Embassy Court represented a transition from the pure Art Deco style which had been popular in the early 1930s, towards a "simplistic and plain" interpretation of Modernism.
[2][7][35] The horizontal emphasis is partly offset by the "nice vertical rhythm" of the slightly curving windows of the sun rooms; this effect is most noticeable on the east elevation.
[7] To the rear, the cantilevered effect is maintained, forming "access decks" which sweep diagonally upwards at the ends to house the external staircases.
[4][8][35] Other pioneering features included open-fronted balconies, lock-up garages and what the original managing agents Dudley Samuel and Harrison described as "sun-admitting Vista-Glass sun parlours".
[38] Architectural historians Antony Dale and Nikolaus Pevsner both observed that Embassy Court is "a good building in the wrong place",[11] in relation to its position adjoining the Brunswick Town development.
Dale noted that the latter's "carefully regulated proportions" are overpowered by the unsympathetic form of its 11-storey neighbour, making Embassy Court "a glaring example of architectural bad manners and worse town planning".

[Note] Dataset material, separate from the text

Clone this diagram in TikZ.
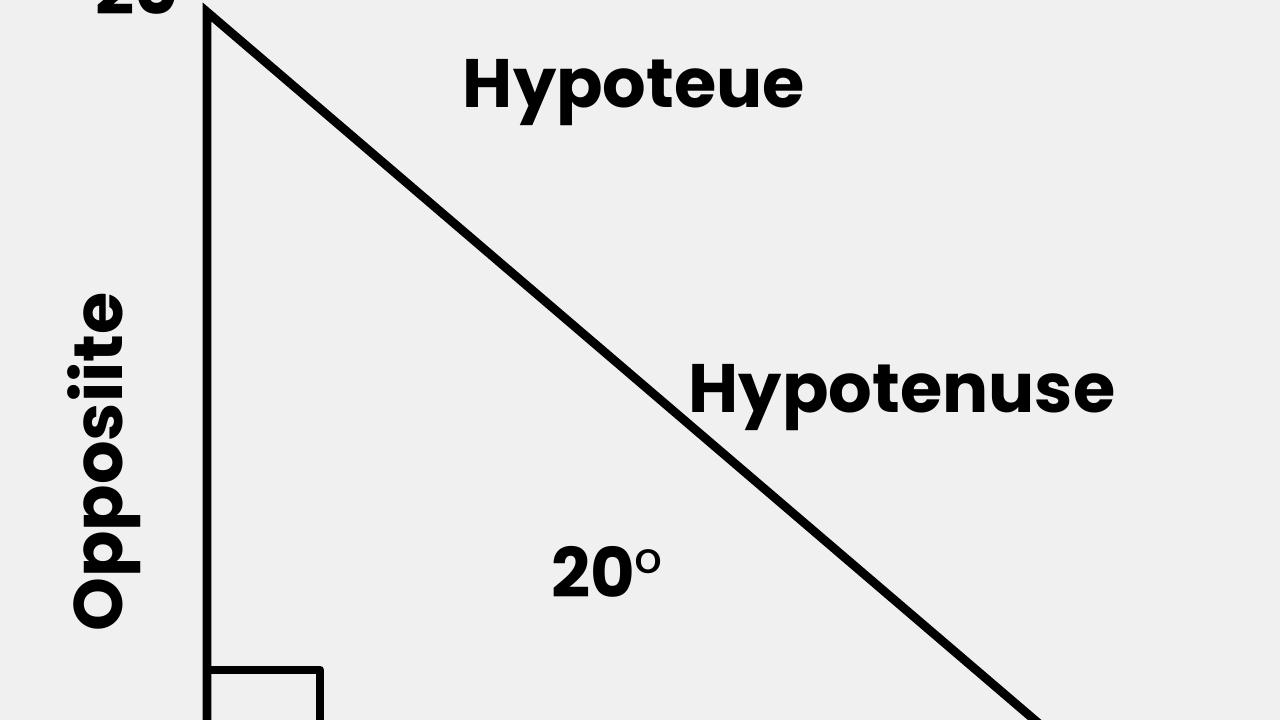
\documentclass[tikz,border=0pt]{standalone}
\usepackage{fontspec}
\setmainfont{Poppins}
\definecolor{paper}{HTML}{F0F0F0}
\tikzset{
  side/.style={line width=2.5pt, line join=miter},
  lbl/.style={font=\fontsize{19.5}{22}\selectfont\bfseries, inner sep=0pt, anchor=base},
}

\begin{document}
\begin{tikzpicture}
  \useasboundingbox (0,0) rectangle (12.8,7.2);
  \fill[paper] (0,0) rectangle (12.8,7.2);

  % corners of the triangle (the bottom runs off the page)
  \coordinate (top) at (2.07,7.08);
  \coordinate (foot) at (2.07,-0.2);
  \coordinate (tip) at (10.58,-0.2);
  \coordinate (sqa) at (2.07,0.50);
  \coordinate (sqb) at (3.20,0.50);
  \coordinate (sqc) at (3.20,-0.2);

  \draw[side] (foot) -- (top) -- (tip);
  \draw[side, line join=round] (sqa) -- (sqb) -- (sqc);

  % labels
  \node[lbl] (topang) at (1.37,7.05) {20};
  \node[lbl] (hyp1) at (6.34,6.12) {Hypoteue};
  \node[lbl] (hyp2) at (9.02,3.07) {Hypotenuse};
  \node[lbl] (ang) at (6.07,1.22) {20{\mdseries°}};
  \node[lbl, rotate=90] (opp) at (1.22,2.58) {Opposiite};
\end{tikzpicture}
\end{document}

[39] Pevsner called Embassy Court "a good and historically interesting" building", "well designed in itself"—but criticised it as acting as a "bad neighbour" to the "serious Neoclassical [architecture]" of Brunswick Town.
[40] Likewise, Brighton historian Clifford Musgrave contrasted Embassy Court with its near-contemporary, Marine Gate, to the east beyond Kemp Town; although it was "another white concrete block of flats", he considered it more elegant and better because it did not intrude directly on any 19th-century architectural set-pieces.
[35] Former Mayor of Brighton Lord Lewis Cohen said in 1953: "It stands as a monument for all time to the lack of foresight of those who permitted such a conglomeration of architecture on our seafront.
Although "it seemed to some that the era of skyscrapers had started" locally—especially in the light of Herbert Carden's proposals for the seafront—it was only in the 1960s that multi-storey towers began to dominate the skyline of Brighton and Hove.
[41] By the start of the 21st century, public perception of Embassy Court was particularly poor: it was considered to be an "embarrassing eyesore",[3] "a filthy blot on the seafront",[31] a "grimy, rotting structure"[25] and "like something from the Third World".
[16] The third edition of The Cheeky Guide to Brighton, published in 2003, claimed Embassy Court looked like "Michael Jackson's face on a bad day".
[3] Brighton-born comedian Max Miller and actor Rex Harrison were two early residents;[8] Sir Terence Rattigan rented a flat there as well from 1960, but disliked it and soon moved to Marine Parade.